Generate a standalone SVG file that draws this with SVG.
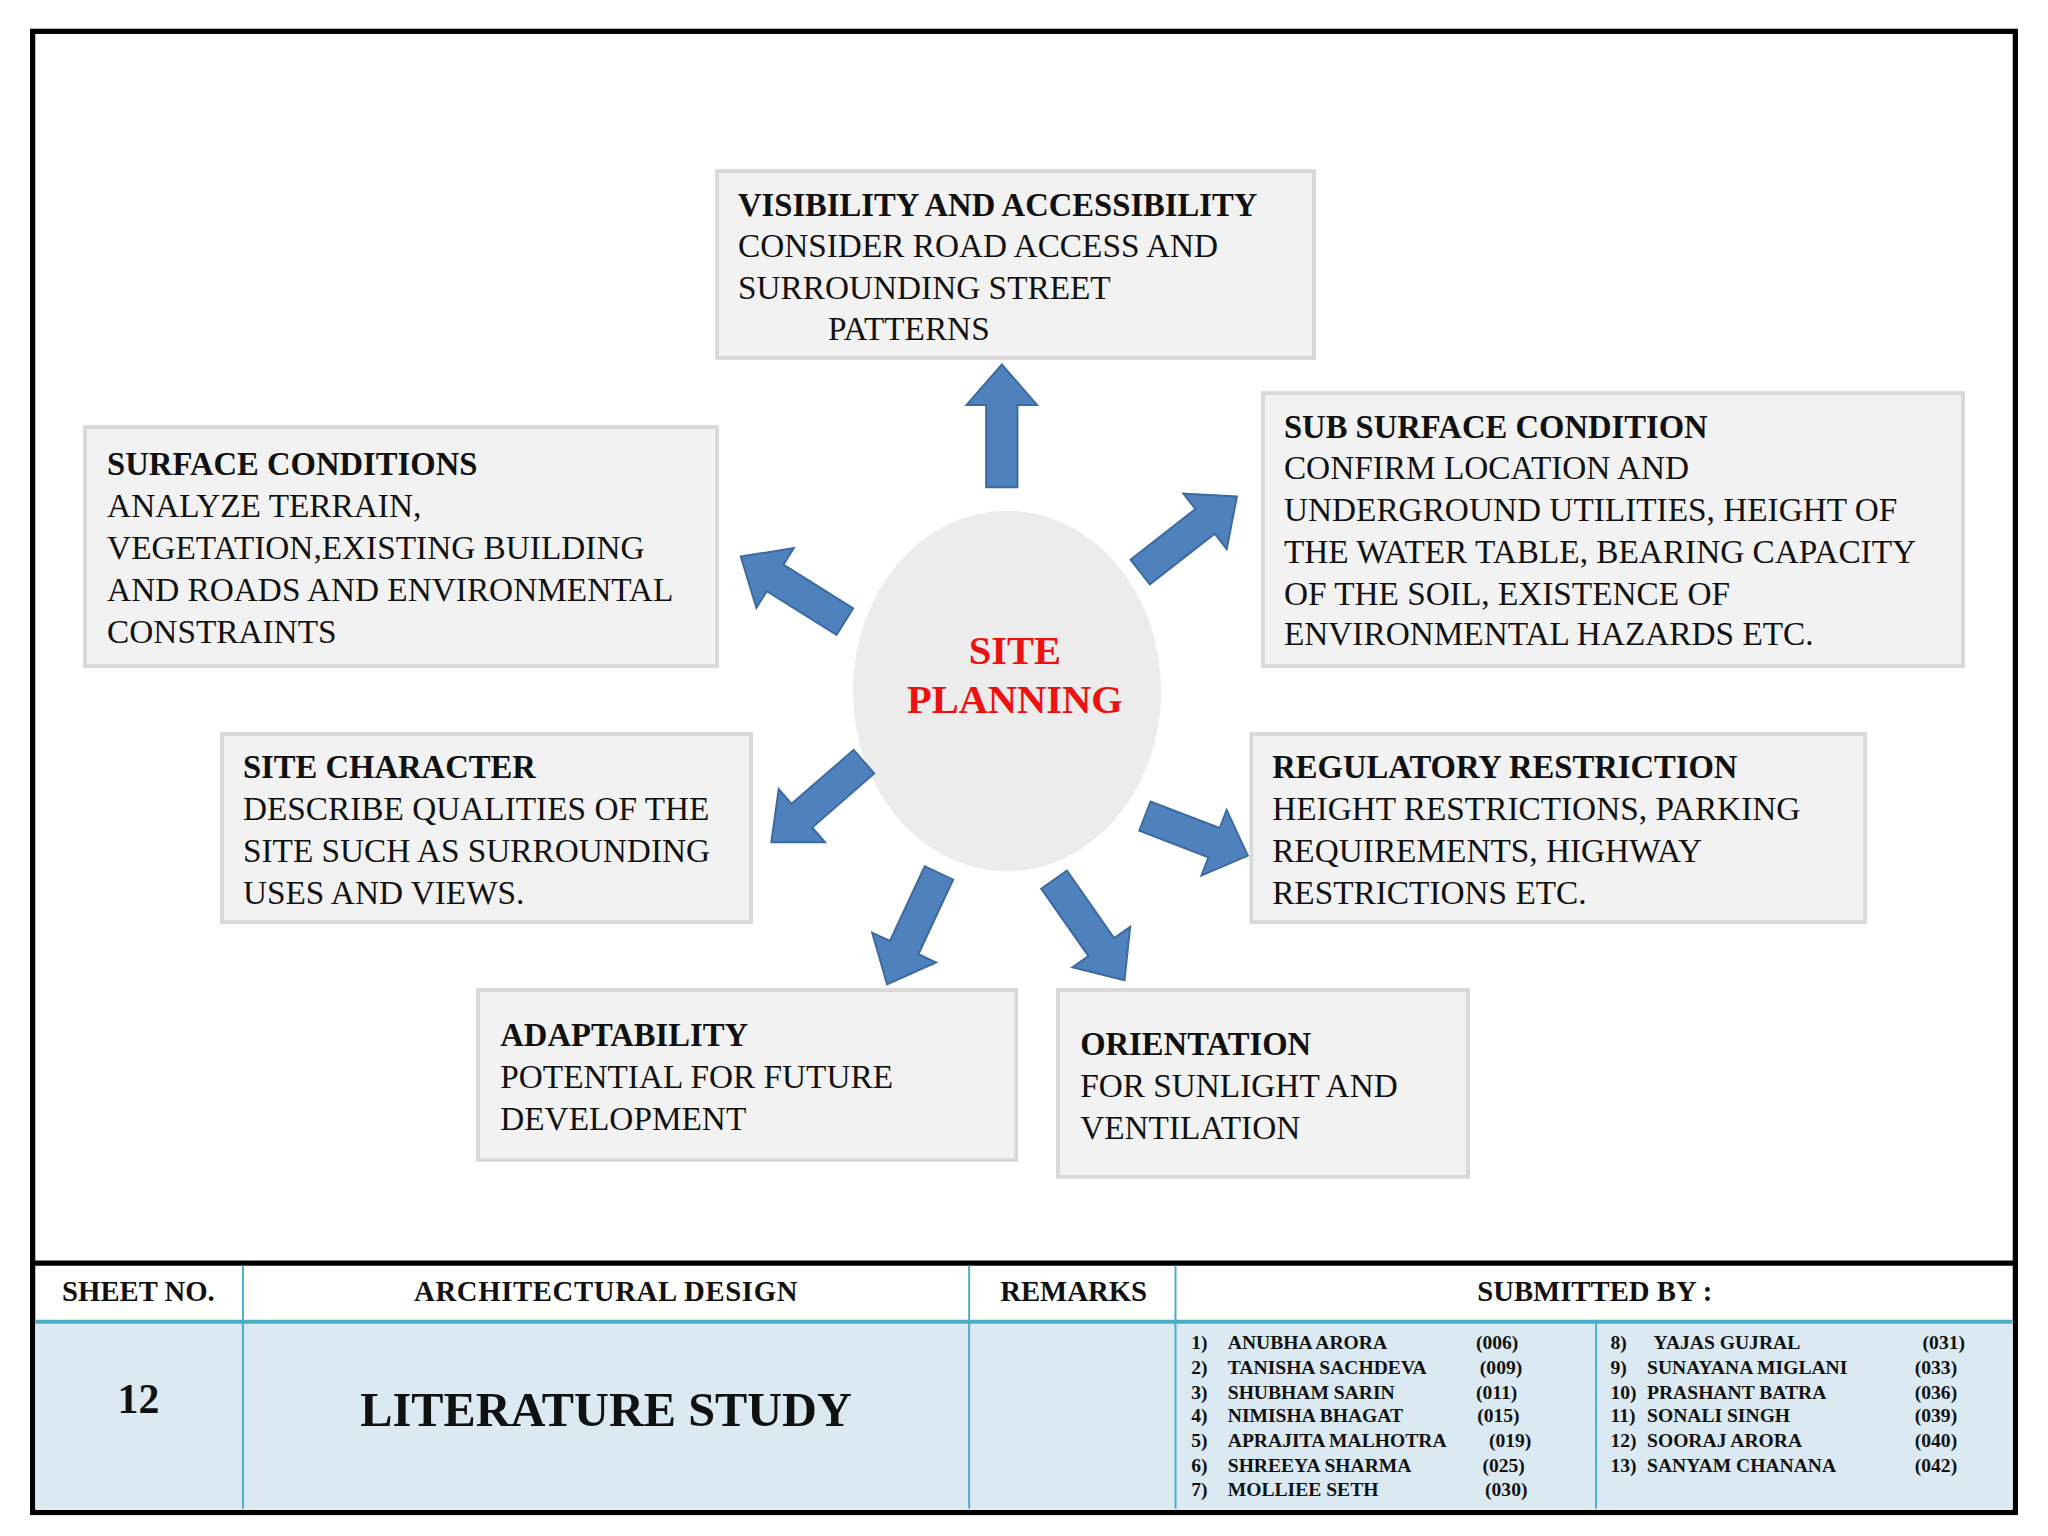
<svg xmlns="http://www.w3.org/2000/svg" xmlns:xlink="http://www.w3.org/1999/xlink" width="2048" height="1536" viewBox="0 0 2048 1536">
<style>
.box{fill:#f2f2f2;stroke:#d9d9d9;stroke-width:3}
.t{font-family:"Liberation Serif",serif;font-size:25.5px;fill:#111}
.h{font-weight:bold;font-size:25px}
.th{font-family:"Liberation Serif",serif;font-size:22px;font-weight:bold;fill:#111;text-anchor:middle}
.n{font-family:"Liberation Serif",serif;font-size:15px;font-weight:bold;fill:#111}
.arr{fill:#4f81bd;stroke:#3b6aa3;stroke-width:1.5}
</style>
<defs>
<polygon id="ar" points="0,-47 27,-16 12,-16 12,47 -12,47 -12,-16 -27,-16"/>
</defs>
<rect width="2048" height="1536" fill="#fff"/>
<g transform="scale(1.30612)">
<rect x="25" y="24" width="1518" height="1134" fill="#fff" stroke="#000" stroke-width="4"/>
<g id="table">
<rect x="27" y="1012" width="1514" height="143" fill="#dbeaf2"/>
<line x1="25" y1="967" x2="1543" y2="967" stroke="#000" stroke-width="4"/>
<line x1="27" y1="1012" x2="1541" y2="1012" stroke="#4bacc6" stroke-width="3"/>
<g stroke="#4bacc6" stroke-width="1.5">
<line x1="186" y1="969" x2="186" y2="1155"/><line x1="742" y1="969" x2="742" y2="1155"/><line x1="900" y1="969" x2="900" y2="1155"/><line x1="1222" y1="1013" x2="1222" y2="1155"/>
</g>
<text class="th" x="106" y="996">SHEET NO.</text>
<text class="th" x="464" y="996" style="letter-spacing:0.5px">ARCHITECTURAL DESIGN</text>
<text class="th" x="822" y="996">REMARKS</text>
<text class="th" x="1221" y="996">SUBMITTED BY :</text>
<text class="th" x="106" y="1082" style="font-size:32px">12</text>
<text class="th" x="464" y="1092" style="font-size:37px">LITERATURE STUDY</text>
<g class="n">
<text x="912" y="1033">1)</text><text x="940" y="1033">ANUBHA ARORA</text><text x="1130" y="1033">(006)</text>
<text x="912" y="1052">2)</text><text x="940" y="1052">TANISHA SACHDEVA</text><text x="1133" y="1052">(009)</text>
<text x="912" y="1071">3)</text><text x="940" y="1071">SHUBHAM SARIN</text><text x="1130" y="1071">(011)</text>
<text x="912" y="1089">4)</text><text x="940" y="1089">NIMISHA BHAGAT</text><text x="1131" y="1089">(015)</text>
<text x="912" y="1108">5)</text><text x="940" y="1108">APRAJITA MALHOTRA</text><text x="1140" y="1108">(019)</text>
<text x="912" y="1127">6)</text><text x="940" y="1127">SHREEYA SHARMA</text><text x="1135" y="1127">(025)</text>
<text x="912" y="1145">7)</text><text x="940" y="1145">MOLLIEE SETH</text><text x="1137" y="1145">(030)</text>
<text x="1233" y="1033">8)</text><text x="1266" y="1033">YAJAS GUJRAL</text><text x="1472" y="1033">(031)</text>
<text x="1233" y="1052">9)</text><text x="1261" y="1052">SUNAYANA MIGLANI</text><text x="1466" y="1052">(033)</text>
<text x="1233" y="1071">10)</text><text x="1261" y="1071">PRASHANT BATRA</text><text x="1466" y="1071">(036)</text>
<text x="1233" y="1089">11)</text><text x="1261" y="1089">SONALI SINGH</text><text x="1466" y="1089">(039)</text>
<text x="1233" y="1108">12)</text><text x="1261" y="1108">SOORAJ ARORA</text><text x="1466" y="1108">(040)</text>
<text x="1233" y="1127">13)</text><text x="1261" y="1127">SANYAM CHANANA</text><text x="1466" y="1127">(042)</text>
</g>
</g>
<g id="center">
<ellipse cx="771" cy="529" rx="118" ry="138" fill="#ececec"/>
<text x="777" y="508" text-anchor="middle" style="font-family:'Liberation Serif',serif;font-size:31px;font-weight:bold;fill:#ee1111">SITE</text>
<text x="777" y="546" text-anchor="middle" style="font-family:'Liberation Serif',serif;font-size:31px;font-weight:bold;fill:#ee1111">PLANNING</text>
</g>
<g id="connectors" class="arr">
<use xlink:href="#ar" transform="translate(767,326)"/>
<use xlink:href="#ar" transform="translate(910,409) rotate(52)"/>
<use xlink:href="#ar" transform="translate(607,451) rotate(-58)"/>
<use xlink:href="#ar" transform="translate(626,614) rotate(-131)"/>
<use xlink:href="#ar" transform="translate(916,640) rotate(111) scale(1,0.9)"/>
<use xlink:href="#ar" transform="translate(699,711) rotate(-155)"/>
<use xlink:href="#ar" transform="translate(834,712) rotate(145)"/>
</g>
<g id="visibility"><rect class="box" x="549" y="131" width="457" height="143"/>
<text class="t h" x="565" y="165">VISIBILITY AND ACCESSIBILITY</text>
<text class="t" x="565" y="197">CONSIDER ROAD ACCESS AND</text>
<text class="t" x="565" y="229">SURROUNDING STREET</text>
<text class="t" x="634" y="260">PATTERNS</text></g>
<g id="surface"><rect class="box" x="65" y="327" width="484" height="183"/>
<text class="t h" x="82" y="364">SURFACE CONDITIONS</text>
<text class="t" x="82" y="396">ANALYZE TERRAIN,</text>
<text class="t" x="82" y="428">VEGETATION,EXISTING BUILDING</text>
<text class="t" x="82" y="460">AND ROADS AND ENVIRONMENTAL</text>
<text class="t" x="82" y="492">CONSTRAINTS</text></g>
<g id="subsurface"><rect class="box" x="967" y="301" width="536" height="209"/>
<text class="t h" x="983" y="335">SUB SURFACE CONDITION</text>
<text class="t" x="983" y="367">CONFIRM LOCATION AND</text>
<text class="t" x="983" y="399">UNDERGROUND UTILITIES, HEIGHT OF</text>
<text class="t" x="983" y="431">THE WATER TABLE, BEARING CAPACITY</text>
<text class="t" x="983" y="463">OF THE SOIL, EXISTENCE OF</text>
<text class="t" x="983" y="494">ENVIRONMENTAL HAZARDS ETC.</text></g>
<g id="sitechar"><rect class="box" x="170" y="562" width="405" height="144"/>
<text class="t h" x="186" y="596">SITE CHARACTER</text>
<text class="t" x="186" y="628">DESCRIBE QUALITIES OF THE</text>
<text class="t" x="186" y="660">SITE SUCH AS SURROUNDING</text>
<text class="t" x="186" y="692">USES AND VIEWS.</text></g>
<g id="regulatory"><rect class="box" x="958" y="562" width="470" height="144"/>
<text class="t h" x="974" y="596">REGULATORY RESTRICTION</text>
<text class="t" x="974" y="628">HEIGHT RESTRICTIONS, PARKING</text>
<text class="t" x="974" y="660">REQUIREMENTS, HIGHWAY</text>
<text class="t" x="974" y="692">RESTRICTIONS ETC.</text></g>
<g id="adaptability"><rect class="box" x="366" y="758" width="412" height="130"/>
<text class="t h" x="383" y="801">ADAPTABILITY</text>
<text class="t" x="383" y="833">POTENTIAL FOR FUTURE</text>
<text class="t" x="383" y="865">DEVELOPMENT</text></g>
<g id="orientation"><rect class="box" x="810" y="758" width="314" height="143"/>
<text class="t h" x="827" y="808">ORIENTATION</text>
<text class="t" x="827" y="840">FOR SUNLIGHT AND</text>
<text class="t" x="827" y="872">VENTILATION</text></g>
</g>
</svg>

----

### Given instruction
Write out the material above once more, exactly as it reads, with no pictures.

### Expected answer
Generate a standalone SVG file that draws this with SVG.
<svg xmlns="http://www.w3.org/2000/svg" xmlns:xlink="http://www.w3.org/1999/xlink" width="2048" height="1536" viewBox="0 0 2048 1536">
<style>
.box{fill:#f2f2f2;stroke:#d9d9d9;stroke-width:3}
.t{font-family:"Liberation Serif",serif;font-size:25.5px;fill:#111}
.h{font-weight:bold;font-size:25px}
.th{font-family:"Liberation Serif",serif;font-size:22px;font-weight:bold;fill:#111;text-anchor:middle}
.n{font-family:"Liberation Serif",serif;font-size:15px;font-weight:bold;fill:#111}
.arr{fill:#4f81bd;stroke:#3b6aa3;stroke-width:1.5}
</style>
<defs>
<polygon id="ar" points="0,-47 27,-16 12,-16 12,47 -12,47 -12,-16 -27,-16"/>
</defs>
<rect width="2048" height="1536" fill="#fff"/>
<g transform="scale(1.30612)">
<rect x="25" y="24" width="1518" height="1134" fill="#fff" stroke="#000" stroke-width="4"/>
<g id="table">
<rect x="27" y="1012" width="1514" height="143" fill="#dbeaf2"/>
<line x1="25" y1="967" x2="1543" y2="967" stroke="#000" stroke-width="4"/>
<line x1="27" y1="1012" x2="1541" y2="1012" stroke="#4bacc6" stroke-width="3"/>
<g stroke="#4bacc6" stroke-width="1.5">
<line x1="186" y1="969" x2="186" y2="1155"/><line x1="742" y1="969" x2="742" y2="1155"/><line x1="900" y1="969" x2="900" y2="1155"/><line x1="1222" y1="1013" x2="1222" y2="1155"/>
</g>
<text class="th" x="106" y="996">SHEET NO.</text>
<text class="th" x="464" y="996" style="letter-spacing:0.5px">ARCHITECTURAL DESIGN</text>
<text class="th" x="822" y="996">REMARKS</text>
<text class="th" x="1221" y="996">SUBMITTED BY :</text>
<text class="th" x="106" y="1082" style="font-size:32px">12</text>
<text class="th" x="464" y="1092" style="font-size:37px">LITERATURE STUDY</text>
<g class="n">
<text x="912" y="1033">1)</text><text x="940" y="1033">ANUBHA ARORA</text><text x="1130" y="1033">(006)</text>
<text x="912" y="1052">2)</text><text x="940" y="1052">TANISHA SACHDEVA</text><text x="1133" y="1052">(009)</text>
<text x="912" y="1071">3)</text><text x="940" y="1071">SHUBHAM SARIN</text><text x="1130" y="1071">(011)</text>
<text x="912" y="1089">4)</text><text x="940" y="1089">NIMISHA BHAGAT</text><text x="1131" y="1089">(015)</text>
<text x="912" y="1108">5)</text><text x="940" y="1108">APRAJITA MALHOTRA</text><text x="1140" y="1108">(019)</text>
<text x="912" y="1127">6)</text><text x="940" y="1127">SHREEYA SHARMA</text><text x="1135" y="1127">(025)</text>
<text x="912" y="1145">7)</text><text x="940" y="1145">MOLLIEE SETH</text><text x="1137" y="1145">(030)</text>
<text x="1233" y="1033">8)</text><text x="1266" y="1033">YAJAS GUJRAL</text><text x="1472" y="1033">(031)</text>
<text x="1233" y="1052">9)</text><text x="1261" y="1052">SUNAYANA MIGLANI</text><text x="1466" y="1052">(033)</text>
<text x="1233" y="1071">10)</text><text x="1261" y="1071">PRASHANT BATRA</text><text x="1466" y="1071">(036)</text>
<text x="1233" y="1089">11)</text><text x="1261" y="1089">SONALI SINGH</text><text x="1466" y="1089">(039)</text>
<text x="1233" y="1108">12)</text><text x="1261" y="1108">SOORAJ ARORA</text><text x="1466" y="1108">(040)</text>
<text x="1233" y="1127">13)</text><text x="1261" y="1127">SANYAM CHANANA</text><text x="1466" y="1127">(042)</text>
</g>
</g>
<g id="center">
<ellipse cx="771" cy="529" rx="118" ry="138" fill="#ececec"/>
<text x="777" y="508" text-anchor="middle" style="font-family:'Liberation Serif',serif;font-size:31px;font-weight:bold;fill:#ee1111">SITE</text>
<text x="777" y="546" text-anchor="middle" style="font-family:'Liberation Serif',serif;font-size:31px;font-weight:bold;fill:#ee1111">PLANNING</text>
</g>
<g id="connectors" class="arr">
<use xlink:href="#ar" transform="translate(767,326)"/>
<use xlink:href="#ar" transform="translate(910,409) rotate(52)"/>
<use xlink:href="#ar" transform="translate(607,451) rotate(-58)"/>
<use xlink:href="#ar" transform="translate(626,614) rotate(-131)"/>
<use xlink:href="#ar" transform="translate(916,640) rotate(111) scale(1,0.9)"/>
<use xlink:href="#ar" transform="translate(699,711) rotate(-155)"/>
<use xlink:href="#ar" transform="translate(834,712) rotate(145)"/>
</g>
<g id="visibility"><rect class="box" x="549" y="131" width="457" height="143"/>
<text class="t h" x="565" y="165">VISIBILITY AND ACCESSIBILITY</text>
<text class="t" x="565" y="197">CONSIDER ROAD ACCESS AND</text>
<text class="t" x="565" y="229">SURROUNDING STREET</text>
<text class="t" x="634" y="260">PATTERNS</text></g>
<g id="surface"><rect class="box" x="65" y="327" width="484" height="183"/>
<text class="t h" x="82" y="364">SURFACE CONDITIONS</text>
<text class="t" x="82" y="396">ANALYZE TERRAIN,</text>
<text class="t" x="82" y="428">VEGETATION,EXISTING BUILDING</text>
<text class="t" x="82" y="460">AND ROADS AND ENVIRONMENTAL</text>
<text class="t" x="82" y="492">CONSTRAINTS</text></g>
<g id="subsurface"><rect class="box" x="967" y="301" width="536" height="209"/>
<text class="t h" x="983" y="335">SUB SURFACE CONDITION</text>
<text class="t" x="983" y="367">CONFIRM LOCATION AND</text>
<text class="t" x="983" y="399">UNDERGROUND UTILITIES, HEIGHT OF</text>
<text class="t" x="983" y="431">THE WATER TABLE, BEARING CAPACITY</text>
<text class="t" x="983" y="463">OF THE SOIL, EXISTENCE OF</text>
<text class="t" x="983" y="494">ENVIRONMENTAL HAZARDS ETC.</text></g>
<g id="sitechar"><rect class="box" x="170" y="562" width="405" height="144"/>
<text class="t h" x="186" y="596">SITE CHARACTER</text>
<text class="t" x="186" y="628">DESCRIBE QUALITIES OF THE</text>
<text class="t" x="186" y="660">SITE SUCH AS SURROUNDING</text>
<text class="t" x="186" y="692">USES AND VIEWS.</text></g>
<g id="regulatory"><rect class="box" x="958" y="562" width="470" height="144"/>
<text class="t h" x="974" y="596">REGULATORY RESTRICTION</text>
<text class="t" x="974" y="628">HEIGHT RESTRICTIONS, PARKING</text>
<text class="t" x="974" y="660">REQUIREMENTS, HIGHWAY</text>
<text class="t" x="974" y="692">RESTRICTIONS ETC.</text></g>
<g id="adaptability"><rect class="box" x="366" y="758" width="412" height="130"/>
<text class="t h" x="383" y="801">ADAPTABILITY</text>
<text class="t" x="383" y="833">POTENTIAL FOR FUTURE</text>
<text class="t" x="383" y="865">DEVELOPMENT</text></g>
<g id="orientation"><rect class="box" x="810" y="758" width="314" height="143"/>
<text class="t h" x="827" y="808">ORIENTATION</text>
<text class="t" x="827" y="840">FOR SUNLIGHT AND</text>
<text class="t" x="827" y="872">VENTILATION</text></g>
</g>
</svg>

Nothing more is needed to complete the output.